As I mentioned in previous questions, my story takes place within a star system featuring several gas giants.
I have been wondering how they could be exploited to make interplanetary travel more practical, besides the obvious utility as gravitational breaks and slingshots, and I think I came up with two strategies:
- Building an orbital ring around the gas giant (at an altitude that would allow for liveable gravity, which would be a radius of several hundreds of thousands of kilometres) serving as a space station and a launch system (following the principle of the mass driver). By the calculation I ran a space craft launched by the ring could reach up to 100 km/s before the centripetal force became problematic and that is without taking into account the craft’s own propulsion. (Meaning the craft would be fast enough to reach the equivalent of mars in a few weeks and without expending fuel)
- Placing a fusion-powered laser on the gas giant’s surface using balloons and some form of anchoring, fitting the crafts with retractable laser sails and then using the laser to provide initial acceleration.

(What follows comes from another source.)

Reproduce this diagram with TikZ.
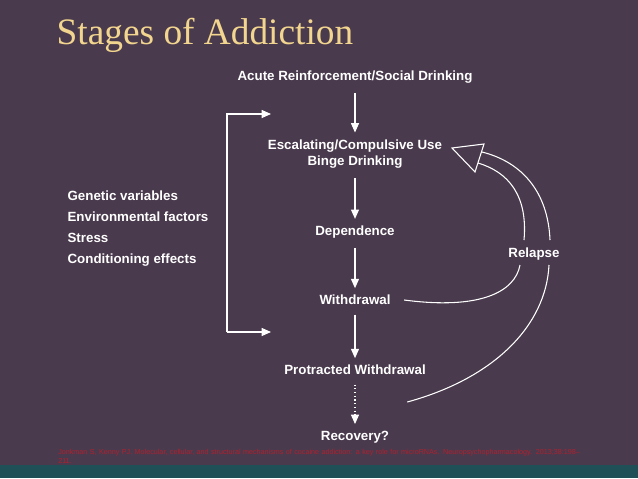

For additional context, the gas giants in my system are all pretty big, as in having more than 5 Jupiter masses. And of course the civilisation that would develop the systems originated from the moons of the gas giant in the habitable zone.
For the first idea I have pretty solid data about how helpful it would be, however for the second I don’t have much certainty as most of the research I could find is for solar sails.
I’ll be honest, I am much more partial towards the giant ring solution. However considering the promise of solar/laser sail technology I feel I cannot fully dismiss the other option either. Can you help me figure out which one of the two provides the best advantages compared to the drawbacks, especially when it comes to helping massive ships achieve interplanetary speed without requiring enormous fuel/propellant to payload ratios?
Also if you have other suggestions feel free to mention them in the answers.